Question

Express $$4\sin \theta +\cos \theta $$ in the form $$R\sin (\theta +\alpha )$$, where $$R>0$$ and $$0<\alpha <\pi $$

Answer

**step1** Understanding the Problem

The problem asks us to express the trigonometric expression $$4\sin \theta +\cos \theta $$ in the form $$R\sin (\theta +\alpha )$$. We are given the conditions that $$R>0$$ and $$0<\alpha <\pi $$. This type of transformation is common in trigonometry and is used to simplify sums of sine and cosine terms into a single sine (or cosine) function.

**step2** Expanding the Target Form

We start by expanding the target form, $$R\sin (\theta +\alpha )$$, using the trigonometric identity for the sine of a sum of angles, which is $$\sin(A+B) = \sin A \cos B + \cos A \sin B$$.
Applying this identity, we get:
$$R\sin (\theta +\alpha ) = R(\sin \theta \cos \alpha + \cos \theta \sin \alpha )$$
Distributing R, we have:
$$R\sin (\theta +\alpha ) = (R\cos \alpha )\sin \theta + (R\sin \alpha )\cos \theta $$

**step3** Comparing Coefficients

Now, we compare the expanded form of $$R\sin (\theta +\alpha )$$ with the given expression $$4\sin \theta +\cos \theta $$.
By equating the coefficients of $$\sin \theta $$ and $$\cos \theta $$, we form a system of two equations:
1. The coefficient of $$\sin \theta $$: $$R\cos \alpha = 4$$
2. The coefficient of $$\cos \theta $$: $$R\sin \alpha = 1$$

**step4** Solving for R

To find the value of R, we can square both equations from the previous step and add them together.

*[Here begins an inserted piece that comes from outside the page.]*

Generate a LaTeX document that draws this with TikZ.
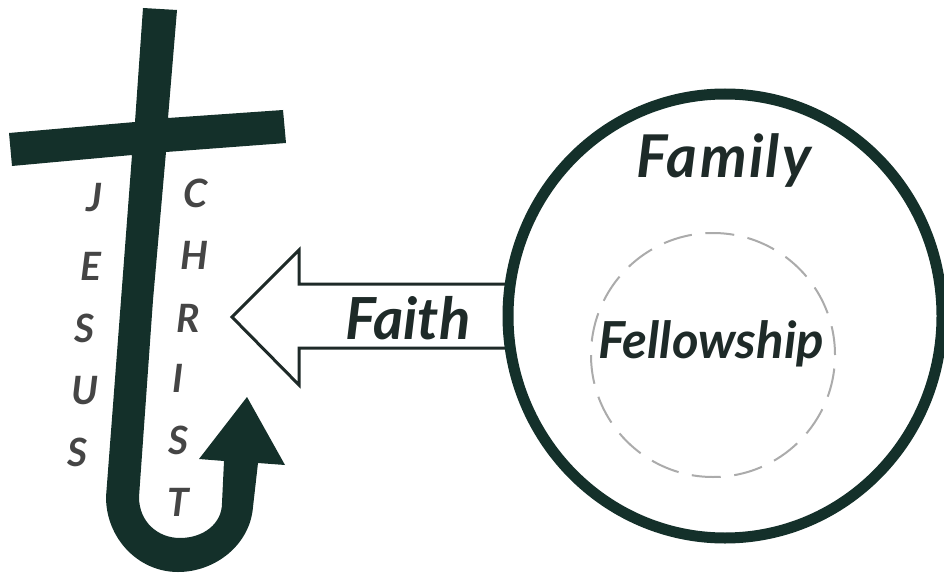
\documentclass[tikz,border=0pt]{standalone}
\usepackage{fontspec}
\usetikzlibrary{shapes.geometric}
\newfontfamily\hand{Lato}[ItalicFont=* Italic,BoldItalicFont=* Bold Italic]
\newfontfamily\handwide{Lato}[ItalicFont=* Italic,BoldItalicFont=* Bold Italic,LetterSpace=4]
\definecolor{dark}{HTML}{14302A}
\definecolor{ink}{HTML}{1E2A28}
\definecolor{lettc}{HTML}{454545}
\tikzset{lett/.style={font=\hand\bfseries\itshape\fontsize{39pt}{39pt}\selectfont,text=lettc,inner sep=0pt},
big/.style={font=\hand\bfseries\itshape\fontsize{58pt}{58pt}\selectfont,text=ink,inner sep=0pt,anchor=base}}
\begin{document}
\begin{tikzpicture}[x=1pt,y=-1pt]
\useasboundingbox (0,0) rectangle (944,575);
\fill[dark] (143,8) -- (177,10) -- (168,118) -- (283,110) -- (286,143) -- (166,152)
 -- (153,300) -- (139,497)
 .. controls (139,522) and (158,538) .. (180,538)
 .. controls (203,538) and (222,524) .. (222,503)
 -- (224,461) -- (199,459) -- (247,397) -- (285,465) -- (258,463) -- (253,507)
 .. controls (250,545) and (215,572) .. (178,572)
 .. controls (138,572) and (106,538) .. (106,497)
 -- (121,300) -- (132,155) -- (12,166) -- (9,133) -- (135,122) -- cycle;
\coordinate (a1) at (508,284); \coordinate (a2) at (508,348);
\draw[line width=3pt,draw=ink,fill=white,line join=miter] (a1) -- (299,284) -- (299,250) -- (232,317) -- (299,385) -- (299,348) -- (a2);
\node[draw=dark,line width=11pt,ellipse,minimum width=434pt,minimum height=444pt,inner sep=0pt] (family) at (725,316) {};
\node[draw=black!33,dash pattern=on 29pt off 13.59pt,line width=2pt,circle,minimum size=244pt,inner sep=0pt] (fellow) at (713,355) {};
\node[big,font=\handwide\bfseries\itshape\fontsize{59pt}{59pt}\selectfont] (t1) at (724,177) {Family};
\node[big,font=\hand\bfseries\itshape\fontsize{51pt}{51pt}\selectfont] (t2) at (711,358) {Fellowship};
\node[big] (t3) at (408,339) {Faith};
\node[lett] (j) at (94,198) {J};
\node[lett] (e) at (91,266) {E};
\node[lett] (s1) at (85,328) {S};
\node[lett] (u) at (85,391) {U};
\node[lett] (s2) at (78,452) {S};
\node[lett] (c) at (196,193) {C};
\node[lett] (h) at (194,255) {H};
\node[lett] (r) at (188,318) {R};
\node[lett] (i) at (178,378) {I};
\node[lett] (s3) at (179,440) {S};
\node[lett] (t) at (178,502) {T};
\end{tikzpicture}
\end{document}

This utilizes the Pythagorean identity $$\sin^2 x + \cos^2 x = 1$$:
$$(R\cos \alpha )^2 + (R\sin \alpha )^2 = 4^2 + 1^2$$
$$R^2\cos^2 \alpha + R^2\sin^2 \alpha = 16 + 1$$
Factor out $$R^2$$:
$$R^2(\cos^2 \alpha + \sin^2 \alpha ) = 17$$
Since $$\cos^2 \alpha + \sin^2 \alpha = 1$$:
$$R^2(1) = 17$$
$$R^2 = 17$$
Taking the square root of both sides, and given that $$R>0$$:
$$R = \sqrt{17}$$

**step5** Solving for $$\alpha$$

To find the value of $$\alpha$$, we can divide the second equation ( $$R\sin \alpha = 1$$ ) by the first equation ( $$R\cos \alpha = 4$$ ):
$$\frac{R\sin \alpha }{R\cos \alpha } = \frac{1}{4}$$
Since $$\frac{\sin \alpha }{\cos \alpha } = \tan \alpha $$, we get:
$$\tan \alpha = \frac{1}{4}$$
To find $$\alpha$$, we take the arctangent of $$\frac{1}{4}$$:
$$\alpha = \arctan\left(\frac{1}{4}\right)$$
From the equations $$R\cos \alpha = 4$$ and $$R\sin \alpha = 1$$, since $$R>0$$, we know that $$\cos \alpha > 0$$ and $$\sin \alpha > 0$$. This means $$\alpha$$ lies in the first quadrant, which is consistent with the condition $$0<\alpha <\pi $$.

**step6** Formulating the Final Expression

Now that we have found the values for R and $$\alpha$$, we can substitute them back into the form $$R\sin (\theta +\alpha )$$:
$$4\sin \theta +\cos \theta = \sqrt{17}\sin \left(\theta +\arctan\left(\frac{1}{4}\right)\right)$$